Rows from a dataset
● ● ● ● ●
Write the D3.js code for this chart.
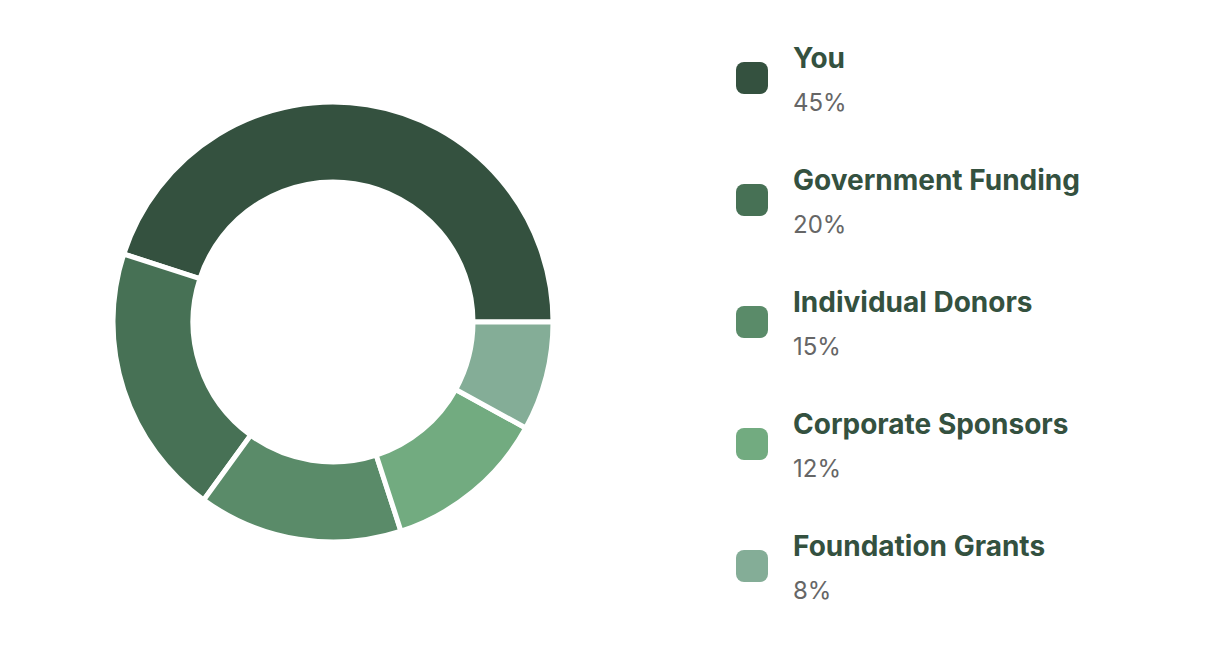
<!DOCTYPE html>
<html><head><meta charset="utf-8">
<script src="https://cdn.jsdelivr.net/npm/d3@7"></script>
<style>body{margin:0;background:#fff;}</style>
</head><body>
<svg id="c" width="1210" height="658"></svg>
<script>
const categories = ["You","Government Funding","Individual Donors","Corporate Sponsors","Foundation Grants"];
const values = [45,20,15,12,8];
const colors = ["#34513f","#477155","#5a8b69","#72ab80","#84ad97"];

const svg = d3.select("#c");
const g = svg.append("g").attr("transform","translate(333,322)");
const data = categories.map((c,i)=>({c,v:values[i],col:colors[i]}));
const pie = d3.pie().sort(null).value(d=>d.v)
  .startAngle(Math.PI/2).endAngle(Math.PI/2 - 2*Math.PI);
const arc = d3.arc().innerRadius(140).outerRadius(220);
g.selectAll("path").data(pie(data)).join("path")
  .attr("d",arc).attr("fill",d=>d.data.col)
  .attr("stroke","#fff").attr("stroke-width",5).attr("stroke-linejoin","miter");

const y = d3.scalePoint().domain(categories).range([78,566]);
const lg = svg.append("g");
const items = lg.selectAll("g").data(data).join("g")
  .attr("transform",d=>`translate(0,${y(d.c)})`);
items.append("rect").attr("x",736).attr("y",-16).attr("width",32).attr("height",32)
  .attr("rx",8).attr("fill",d=>d.col);
items.append("text").attr("x",793).attr("y",-10).text(d=>d.c)
  .attr("font-family","Inter, 'Liberation Sans', sans-serif").attr("font-weight",700)
  .attr("font-size",28).attr("fill","#34513f");
items.append("text").attr("x",793).attr("y",33).text(d=>d.v+"%")
  .attr("font-family","Inter, 'Liberation Sans', sans-serif")
  .attr("font-size",24).attr("fill","#666");
</script>
</body></html>
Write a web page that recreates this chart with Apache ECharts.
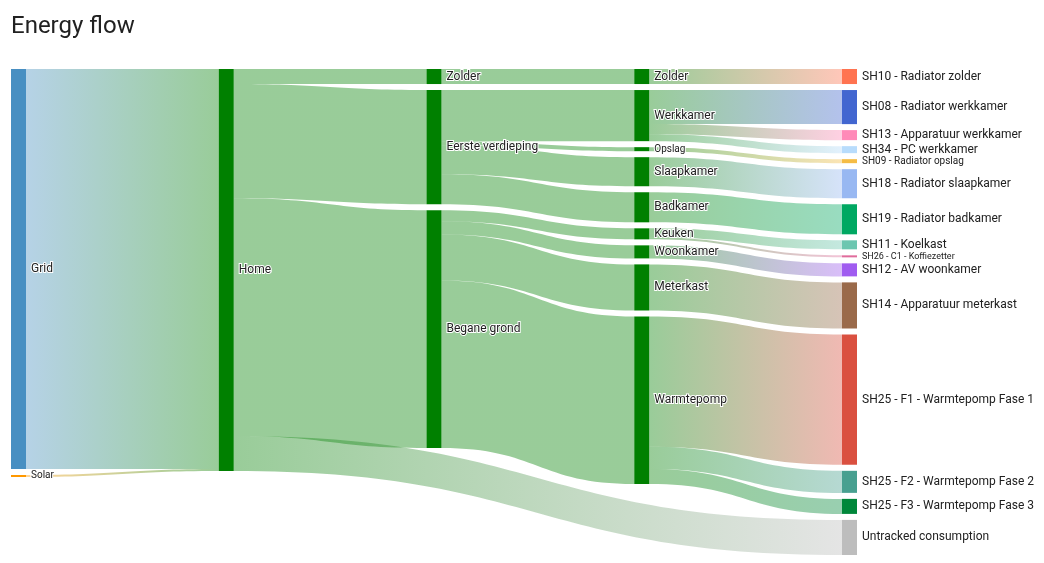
● ● ● ● ●
*DESCRIPTION OF THE TASK*
Which lines hold the word "Write"? Copy each of them from the records.

*WORKED ANSWER*
Write the D3.js code for this chart.
Write a web page that recreates this chart with Apache ECharts.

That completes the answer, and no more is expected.